Is it possible to use a back reference to specify the number of replications in a regular expression?

foo= 'ADCKAL+2AG.+2AG.+2AG.+2AGGG+.G+3AGGa.'

The substrings that start with '+[0-9]' followed by '[A-z]{n}.' need to be replaced with simply '+' where the variable n is the digit from earlier in the substring. Can that n be back referenced? For example (doesn't work) '+([0-9])[A-z]{/1}.' is the pattern I want replaced with "+" (that last dot can be any character and represents a quality score) so that foo should come out to ADCKAL+++G.G+.

 import re
 foo = 'ADCKAL+2AG.+2AG.+2AG.+2AGGG+.+G+3AGGa.'
 indelpatt = re.compile('\+([0-9])')
 while indelpatt.search(foo):
     indelsize=int(indelpatt.search(foo).group(1))
     new_regex = '\+%s[ACGTNacgtn]{%s}.' % (indelsize,indelsize)
     newpatt=re.compile(new_regex)
     foo = newpatt.sub("+", foo)

I'm probably missing an easier way to parse the string.

Answer 1

No, you cannot use back-references as quantifiers.
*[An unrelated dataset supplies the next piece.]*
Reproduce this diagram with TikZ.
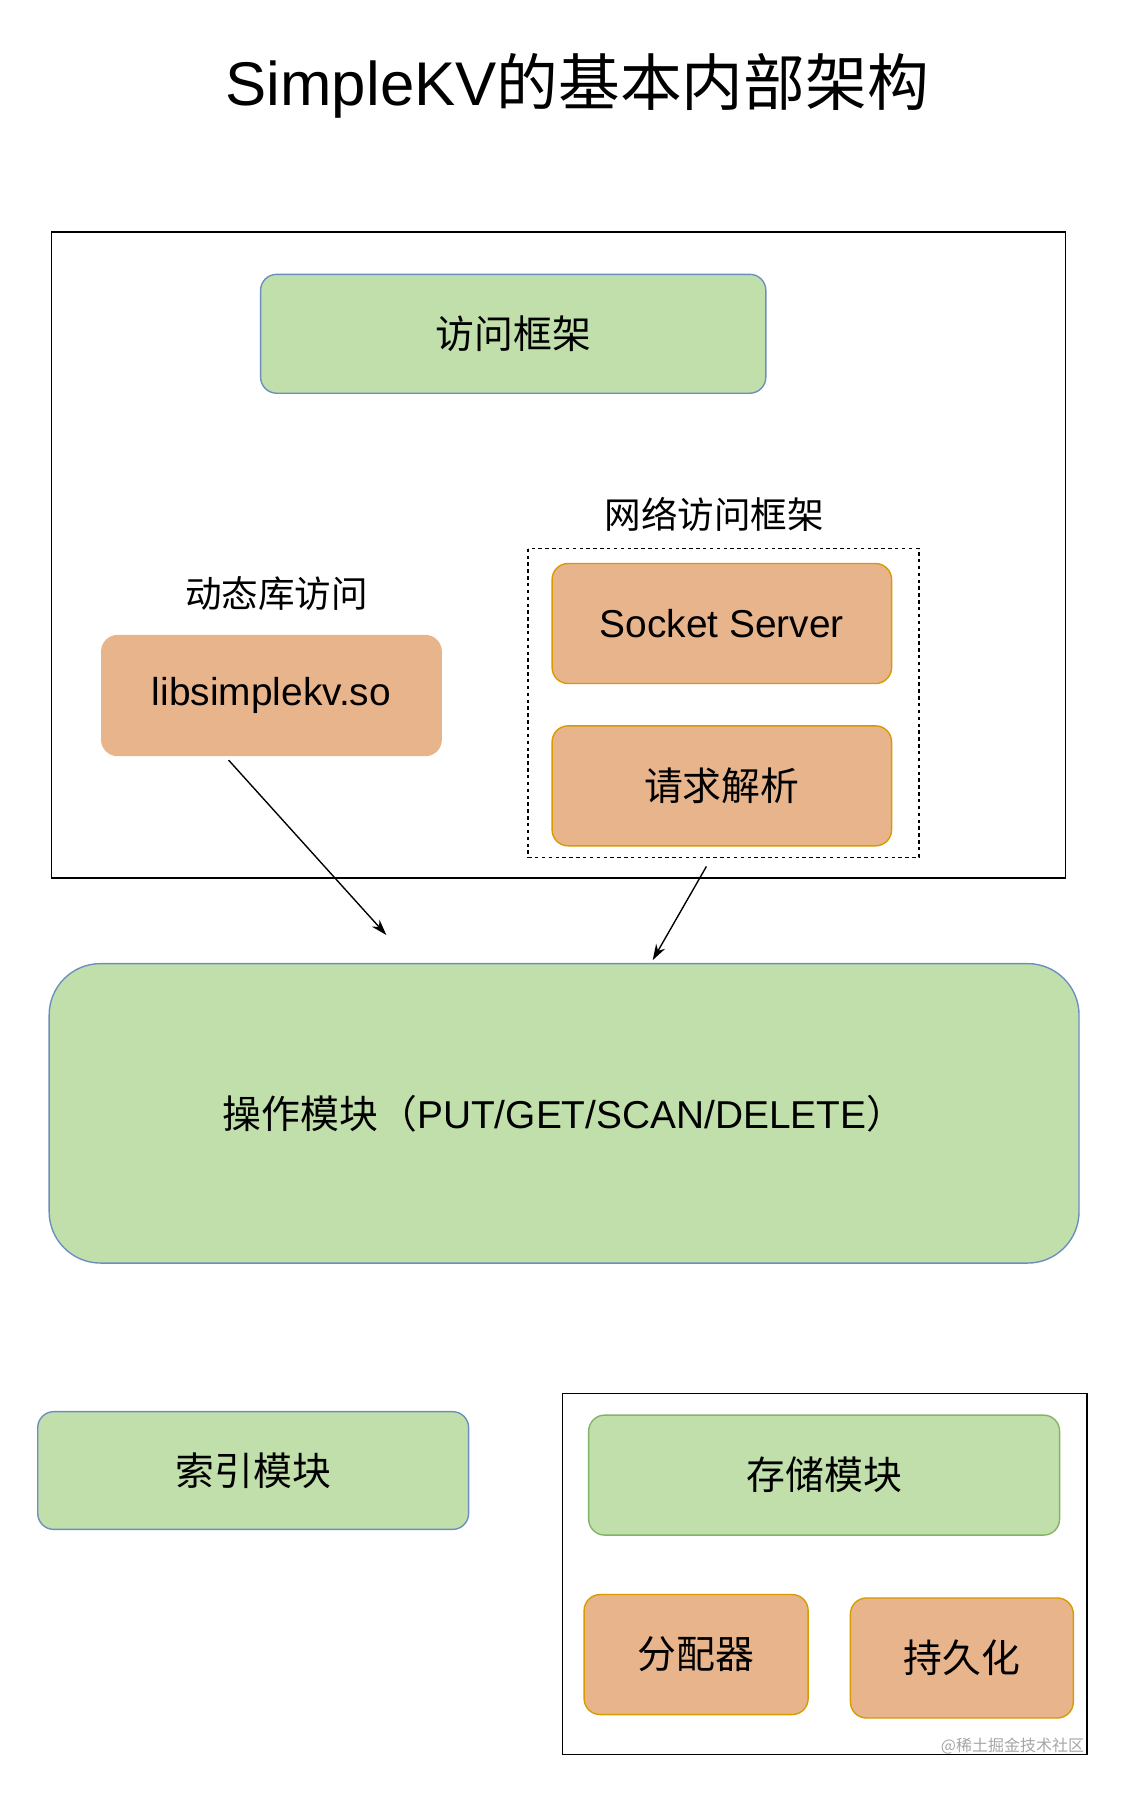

A workaround is to construct a regular expression that can handle each of the cases in an alternation.

import re

foo = 'ADCKAL+2AG.+2AG.+2AG.+2AGGG^+.+G+3AGGa4.'
pattern = '|'.join('\+%s[ACGTNacgtn]{%s}.' % (i, i) for i in range(1, 10))
regex = re.compile(pattern)
foo = regex.sub("+", foo)
print foo

Result:

ADCKAL++++G^+.+G+4.

Note also that your code contains an error that causes it to enter an infinite loop on the input you gave.